Because I feel like it. Maybe this will help.

As i reflect upon myself back in 2005, I realize how silly I was.. but I also realize that I felt i knew everything.

I wish I could go back sometimes and spend more time.

Losing my uncle is so far the worst thing in my life.

Ive lost so many people close to me, I always leave with the question of why me. Why does my family get the shitty situation out of everything. Why does my life have to be impacted when my friends have never yet experienced death?

This. This is what I dont understand. How come. Why. WHY dont I understand it.

There are the little things in life like where im working (which i hate- fyi to older kelty. I hope you got out of this) and who should I marry, Have I found the right guy? Will I ever find the right guy?

It seems like as i get older, the less and less I know about life, myself, or whee to go.

When you where younger kelty you knew what you wanted. You knew who you where. You knew what you stood for. How come your now questioning these things?

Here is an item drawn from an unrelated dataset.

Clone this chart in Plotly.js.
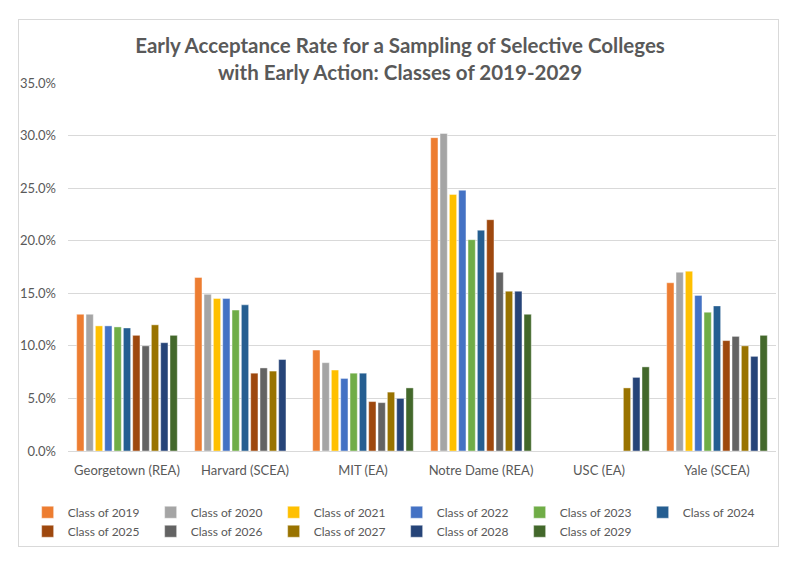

Why are you living still in calgary? How come you haven't figured out where you want to go?

Maybe its time to look for guidance from others that have moved away, or the people you look up to.

This is so frustrating, im just so lost and confused on where to go, what to do, who to be with, why am I doing what i am doing (except BEING in IT. I still love it. I dont regret it. hell, what else would you be doing in life? Like really.)